WHAT THIS TASK INVOLVES: Each line of the material must be repeated precisely, with the pictures left out.

DATA EXCERPT:
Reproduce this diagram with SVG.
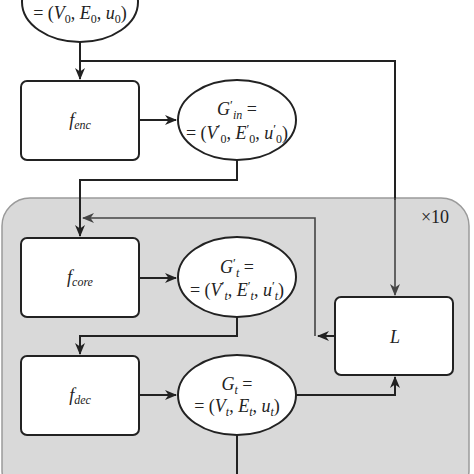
<svg xmlns="http://www.w3.org/2000/svg" width="474" height="474" viewBox="0 0 474 474">
<defs>
<marker id="ah" viewBox="0 0 12 10" refX="11" refY="5" markerWidth="12" markerHeight="10" markerUnits="userSpaceOnUse" orient="auto">
<path d="M0,0 L12,5 L0,10 L3.5,5 z" fill="#222"/>
</marker>
<marker id="ahg" viewBox="0 0 12 10" refX="11" refY="5" markerWidth="12" markerHeight="10" markerUnits="userSpaceOnUse" orient="auto">
<path d="M0,0 L12,5 L0,10 L3.5,5 z" fill="#444"/>
</marker>
</defs>
<style>
.box{fill:#fff;stroke:#222;stroke-width:2}
.ell{fill:#fff;stroke:#222;stroke-width:2}
.ln{fill:none;stroke:#222;stroke-width:2}
.lg{fill:none;stroke:#444;stroke-width:1.6}
text{font-family:"Liberation Serif","DejaVu Serif",serif;font-size:18px;fill:#222;text-anchor:middle}
.i{font-style:italic}
.s{font-size:12px}
.p{font-size:13px}
</style>
<rect width="474" height="474" fill="#fff"/>
<g id="panel">
<rect x="2" y="198" width="467" height="300" rx="28" fill="#d9d9d9" stroke="#9a9a9a" stroke-width="1.5"/>
<text x="435" y="223" font-size="16">×10</text>
</g>
<g id="connectors">
<path class="ln" d="M80,42 V79" marker-end="url(#ah)"/>
<path class="ln" d="M80,61 H395 V200"/>
<path class="lg" d="M395,198 V295" marker-end="url(#ahg)"/>
<path class="ln" d="M139,120 H176" marker-end="url(#ah)"/>
<path class="ln" d="M237,160 V180 H80 V236" marker-end="url(#ah)"/>
<path class="lg" d="M315,336 V218 H83" marker-end="url(#ahg)"/>
<path class="ln" d="M139,278 H176" marker-end="url(#ah)"/>
<path class="ln" d="M237,317 V336 H80 V354" marker-end="url(#ah)"/>
<path class="ln" d="M335,336 H318" marker-end="url(#ah)"/>
<path class="ln" d="M139,395 H176" marker-end="url(#ah)"/>
<path class="ln" d="M296,395 H395 V377" marker-end="url(#ah)"/>
<path class="ln" d="M237,435 V474"/>
</g>
<g id="G0">
<ellipse class="ell" cx="80" cy="2" rx="58" ry="40"/>
<text x="80" y="19"><tspan>= (</tspan><tspan class="i">V</tspan><tspan class="s" dy="4">0</tspan><tspan dy="-4">, </tspan><tspan class="i">E</tspan><tspan class="s" dy="4">0</tspan><tspan dy="-4">, </tspan><tspan class="i">u</tspan><tspan class="s" dy="4">0</tspan><tspan dy="-4">)</tspan></text>
</g>
<g id="fenc">
<rect class="box" x="21" y="81" width="118" height="79" rx="6"/>
<text x="80" y="126"><tspan class="i">f</tspan><tspan class="s i" dy="3">enc</tspan></text>
</g>
<g id="Gin">
<ellipse class="ell" cx="237" cy="120" rx="59" ry="40"/>
<text x="237" y="115"><tspan class="i">G</tspan><tspan class="p" dy="-6">′</tspan><tspan class="s i" dy="10">in</tspan><tspan dy="-4"> =</tspan></text>
<text x="237" y="139"><tspan>= (</tspan><tspan class="i">V</tspan><tspan class="p" dy="-6">′</tspan><tspan class="s" dy="10">0</tspan><tspan dy="-4">, </tspan><tspan class="i">E</tspan><tspan class="p" dy="-6">′</tspan><tspan class="s" dy="10">0</tspan><tspan dy="-4">, </tspan><tspan class="i">u</tspan><tspan class="p" dy="-6">′</tspan><tspan class="s" dy="10">0</tspan><tspan dy="-4">)</tspan></text>
</g>
<g id="fcore">
<rect class="box" x="21" y="238" width="118" height="79" rx="6"/>
<text x="80" y="283"><tspan class="i">f</tspan><tspan class="s i" dy="3">core</tspan></text>
</g>
<g id="Gtp">
<ellipse class="ell" cx="237" cy="277" rx="59" ry="40"/>
<text x="237" y="273"><tspan class="i">G</tspan><tspan class="p" dy="-6">′</tspan><tspan class="s i" dy="10">t</tspan><tspan dy="-4"> =</tspan></text>
<text x="237" y="296"><tspan>= (</tspan><tspan class="i">V</tspan><tspan class="p" dy="-6">′</tspan><tspan class="s i" dy="10">t</tspan><tspan dy="-4">, </tspan><tspan class="i">E</tspan><tspan class="p" dy="-6">′</tspan><tspan class="s i" dy="10">t</tspan><tspan dy="-4">, </tspan><tspan class="i">u</tspan><tspan class="p" dy="-6">′</tspan><tspan class="s i" dy="10">t</tspan><tspan dy="-4">)</tspan></text>
</g>
<g id="L">
<rect class="box" x="335" y="297" width="118" height="78" rx="6"/>
<text x="395" y="343" class="i">L</text>
</g>
<g id="fdec">
<rect class="box" x="21" y="356" width="118" height="79" rx="6"/>
<text x="80" y="401"><tspan class="i">f</tspan><tspan class="s i" dy="3">dec</tspan></text>
</g>
<g id="Gt">
<ellipse class="ell" cx="237" cy="395" rx="59" ry="40"/>
<text x="237" y="390"><tspan class="i">G</tspan><tspan class="s i" dy="4">t</tspan><tspan dy="-4"> =</tspan></text>
<text x="237" y="412"><tspan>= (</tspan><tspan class="i">V</tspan><tspan class="s i" dy="4">t</tspan><tspan dy="-4">, </tspan><tspan class="i">E</tspan><tspan class="s i" dy="4">t</tspan><tspan dy="-4">, </tspan><tspan class="i">u</tspan><tspan class="s i" dy="4">t</tspan><tspan dy="-4">)</tspan></text>
</g>
</svg>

SOLUTION FOR THIS TASK:
Reproduce this diagram with SVG.
<svg xmlns="http://www.w3.org/2000/svg" width="474" height="474" viewBox="0 0 474 474">
<defs>
<marker id="ah" viewBox="0 0 12 10" refX="11" refY="5" markerWidth="12" markerHeight="10" markerUnits="userSpaceOnUse" orient="auto">
<path d="M0,0 L12,5 L0,10 L3.5,5 z" fill="#222"/>
</marker>
<marker id="ahg" viewBox="0 0 12 10" refX="11" refY="5" markerWidth="12" markerHeight="10" markerUnits="userSpaceOnUse" orient="auto">
<path d="M0,0 L12,5 L0,10 L3.5,5 z" fill="#444"/>
</marker>
</defs>
<style>
.box{fill:#fff;stroke:#222;stroke-width:2}
.ell{fill:#fff;stroke:#222;stroke-width:2}
.ln{fill:none;stroke:#222;stroke-width:2}
.lg{fill:none;stroke:#444;stroke-width:1.6}
text{font-family:"Liberation Serif","DejaVu Serif",serif;font-size:18px;fill:#222;text-anchor:middle}
.i{font-style:italic}
.s{font-size:12px}
.p{font-size:13px}
</style>
<rect width="474" height="474" fill="#fff"/>
<g id="panel">
<rect x="2" y="198" width="467" height="300" rx="28" fill="#d9d9d9" stroke="#9a9a9a" stroke-width="1.5"/>
<text x="435" y="223" font-size="16">×10</text>
</g>
<g id="connectors">
<path class="ln" d="M80,42 V79" marker-end="url(#ah)"/>
<path class="ln" d="M80,61 H395 V200"/>
<path class="lg" d="M395,198 V295" marker-end="url(#ahg)"/>
<path class="ln" d="M139,120 H176" marker-end="url(#ah)"/>
<path class="ln" d="M237,160 V180 H80 V236" marker-end="url(#ah)"/>
<path class="lg" d="M315,336 V218 H83" marker-end="url(#ahg)"/>
<path class="ln" d="M139,278 H176" marker-end="url(#ah)"/>
<path class="ln" d="M237,317 V336 H80 V354" marker-end="url(#ah)"/>
<path class="ln" d="M335,336 H318" marker-end="url(#ah)"/>
<path class="ln" d="M139,395 H176" marker-end="url(#ah)"/>
<path class="ln" d="M296,395 H395 V377" marker-end="url(#ah)"/>
<path class="ln" d="M237,435 V474"/>
</g>
<g id="G0">
<ellipse class="ell" cx="80" cy="2" rx="58" ry="40"/>
<text x="80" y="19"><tspan>= (</tspan><tspan class="i">V</tspan><tspan class="s" dy="4">0</tspan><tspan dy="-4">, </tspan><tspan class="i">E</tspan><tspan class="s" dy="4">0</tspan><tspan dy="-4">, </tspan><tspan class="i">u</tspan><tspan class="s" dy="4">0</tspan><tspan dy="-4">)</tspan></text>
</g>
<g id="fenc">
<rect class="box" x="21" y="81" width="118" height="79" rx="6"/>
<text x="80" y="126"><tspan class="i">f</tspan><tspan class="s i" dy="3">enc</tspan></text>
</g>
<g id="Gin">
<ellipse class="ell" cx="237" cy="120" rx="59" ry="40"/>
<text x="237" y="115"><tspan class="i">G</tspan><tspan class="p" dy="-6">′</tspan><tspan class="s i" dy="10">in</tspan><tspan dy="-4"> =</tspan></text>
<text x="237" y="139"><tspan>= (</tspan><tspan class="i">V</tspan><tspan class="p" dy="-6">′</tspan><tspan class="s" dy="10">0</tspan><tspan dy="-4">, </tspan><tspan class="i">E</tspan><tspan class="p" dy="-6">′</tspan><tspan class="s" dy="10">0</tspan><tspan dy="-4">, </tspan><tspan class="i">u</tspan><tspan class="p" dy="-6">′</tspan><tspan class="s" dy="10">0</tspan><tspan dy="-4">)</tspan></text>
</g>
<g id="fcore">
<rect class="box" x="21" y="238" width="118" height="79" rx="6"/>
<text x="80" y="283"><tspan class="i">f</tspan><tspan class="s i" dy="3">core</tspan></text>
</g>
<g id="Gtp">
<ellipse class="ell" cx="237" cy="277" rx="59" ry="40"/>
<text x="237" y="273"><tspan class="i">G</tspan><tspan class="p" dy="-6">′</tspan><tspan class="s i" dy="10">t</tspan><tspan dy="-4"> =</tspan></text>
<text x="237" y="296"><tspan>= (</tspan><tspan class="i">V</tspan><tspan class="p" dy="-6">′</tspan><tspan class="s i" dy="10">t</tspan><tspan dy="-4">, </tspan><tspan class="i">E</tspan><tspan class="p" dy="-6">′</tspan><tspan class="s i" dy="10">t</tspan><tspan dy="-4">, </tspan><tspan class="i">u</tspan><tspan class="p" dy="-6">′</tspan><tspan class="s i" dy="10">t</tspan><tspan dy="-4">)</tspan></text>
</g>
<g id="L">
<rect class="box" x="335" y="297" width="118" height="78" rx="6"/>
<text x="395" y="343" class="i">L</text>
</g>
<g id="fdec">
<rect class="box" x="21" y="356" width="118" height="79" rx="6"/>
<text x="80" y="401"><tspan class="i">f</tspan><tspan class="s i" dy="3">dec</tspan></text>
</g>
<g id="Gt">
<ellipse class="ell" cx="237" cy="395" rx="59" ry="40"/>
<text x="237" y="390"><tspan class="i">G</tspan><tspan class="s i" dy="4">t</tspan><tspan dy="-4"> =</tspan></text>
<text x="237" y="412"><tspan>= (</tspan><tspan class="i">V</tspan><tspan class="s i" dy="4">t</tspan><tspan dy="-4">, </tspan><tspan class="i">E</tspan><tspan class="s i" dy="4">t</tspan><tspan dy="-4">, </tspan><tspan class="i">u</tspan><tspan class="s i" dy="4">t</tspan><tspan dy="-4">)</tspan></text>
</g>
</svg>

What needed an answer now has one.